Sewaktu kulihat palungan bocah kecil ini, saya heran bahwa bukannya satu, melainkan ada dua bayi di dalamnya. Cepat kupanggil penterjemah agar menanyai anak ini kenapa ada dua bayi. Dengan melipat tangannya dan mata menatap hasil karyanya, anak ini mulai mengulang kisah Natal dengan amat serius. Untuk anak semuda dia yang baru sekali mendengar kisah Natal, ia mengurutkan semua kejadian demikian cermat dan telitinya – sampai pada bagian kisah di mana Maria meletakkan bayi itu ke dalam palungan. Di sini si Misha mengubahnya.

Ia membuat penutup akhir kisah ini demikian: "Sewaktu Maria menaruh bayi itu di palungan, Yesus lalu melihat aku dan bertanya apa aku punya tempat tinggal. Aku bilang aku tak punya mama dan tak punya papa, jadi aku tak punya tempat untuk tinggal. Lalu Yesus bilang aku sih boleh tinggal sama dia. Tapi aku bilang tidak bisa, sebab aku kan tidak punya apa-apa yang bisa kuberikan sebagai hadiah seperti orang-orang Majus dalam kisah itu. Tapi aku begitu ingin tinggal bersamanya, jadi aku pikir, apa yah yang aku punya yang bisa dijadikan hadiah. Aku pikir barangkali kalau aku bantu menghangatkan dia, itu bisa jadi hadiah."

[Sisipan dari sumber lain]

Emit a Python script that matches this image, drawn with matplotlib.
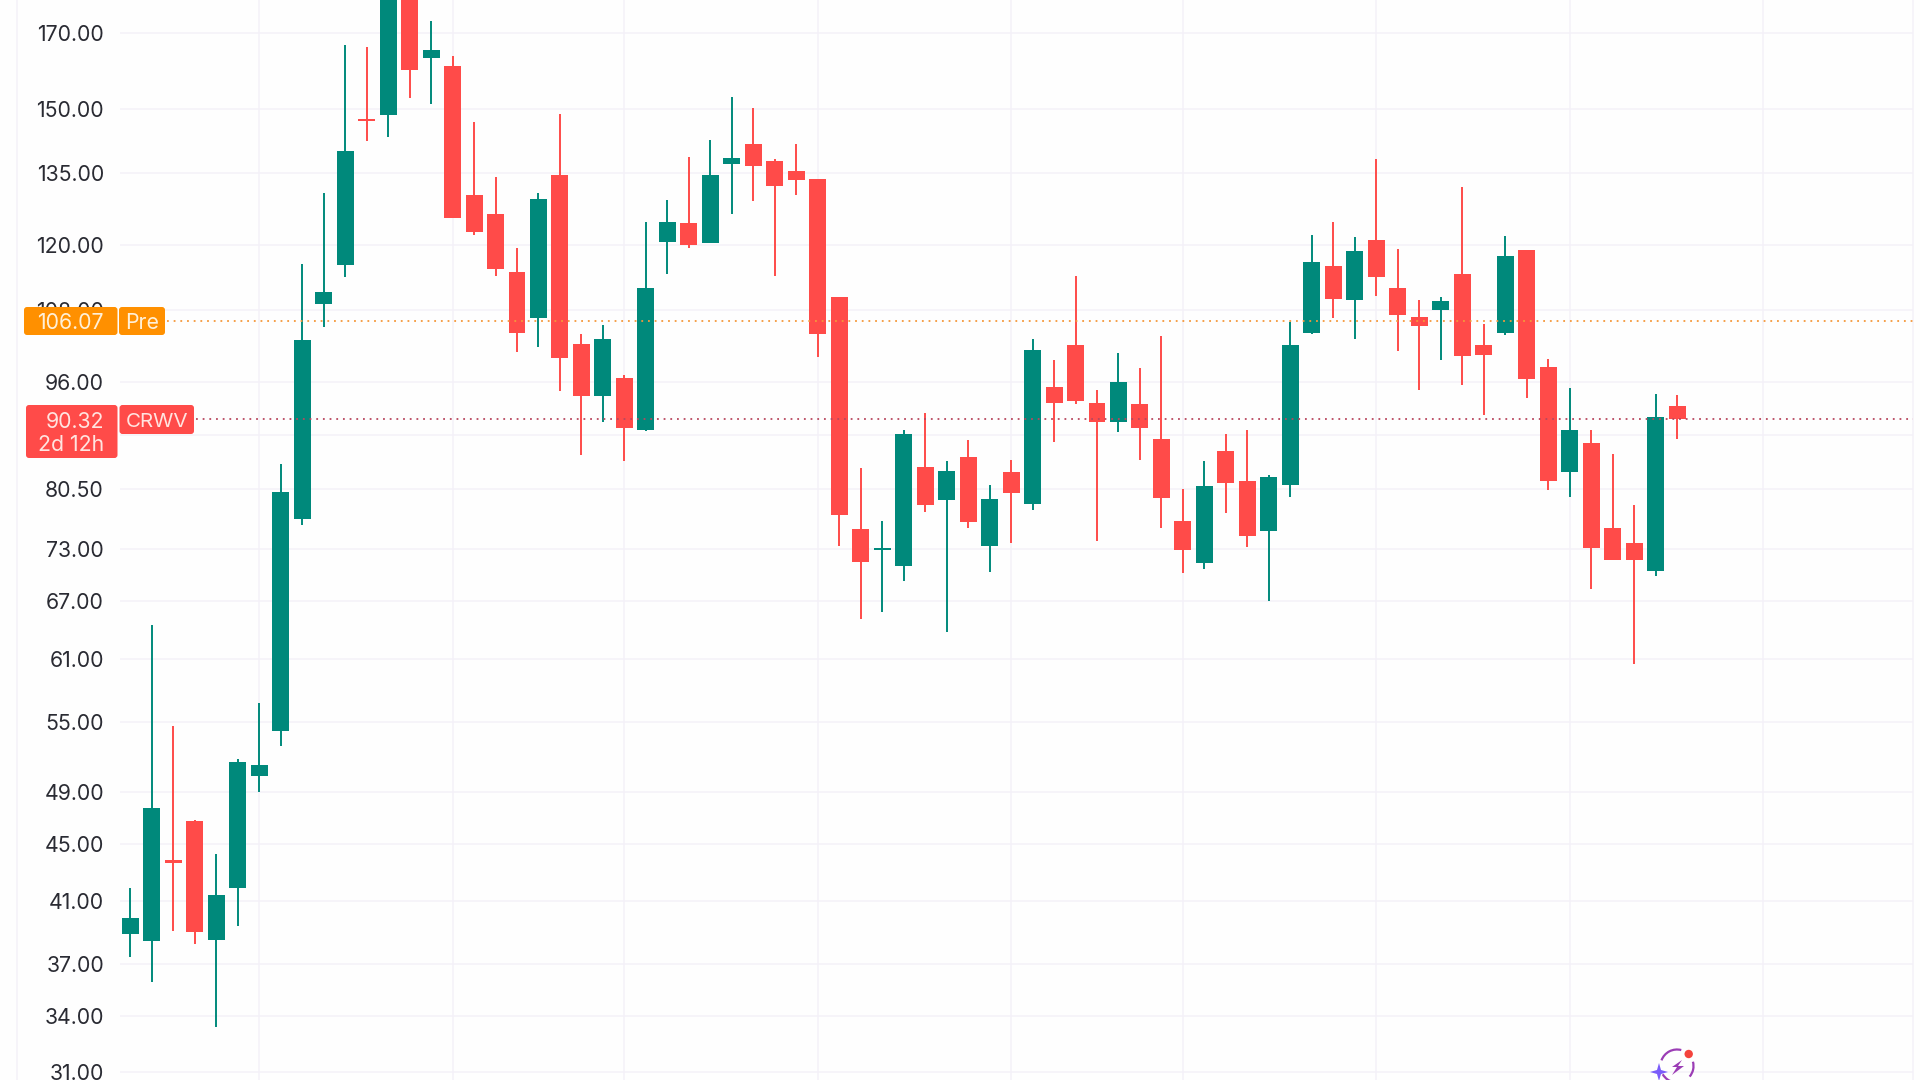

"Jadi aku bertanya pada Yesus, "Kalau aku menghangatkanmu, cukup tidak itu sebagai kado?" Dan Yesus menjawab, "Kalau kamu menjaga dan menghangatkan aku, itu bakal menjadi hadiah terbaik yang pernah diberikan siapapun padaku." Jadi begitu, terus aku masuk dalam palungan itu, lantas Yesus melihatku dan bilang aku boleh kok tinggal bersamanya – untuk selamanya."

Saat si kecil Misha berhenti bercerita, air matanya menggenang meluber jatuh membasahi pipinya yang kecil. Wajahnya ditutupi dengan tangannya, kepalanya ia jatuhkan ke meja and seluruh tubuh dan pundaknya gemetar saat ia menangis tersedu. Yatim piatu kecil ini telah menemukan seseorang yang takkan pernah melupakan atau meninggalkannya, yang takkan pernah berbuat jahat padanya, seseorang yang akan tetap tinggal dan menemaninya – untuk selamanya.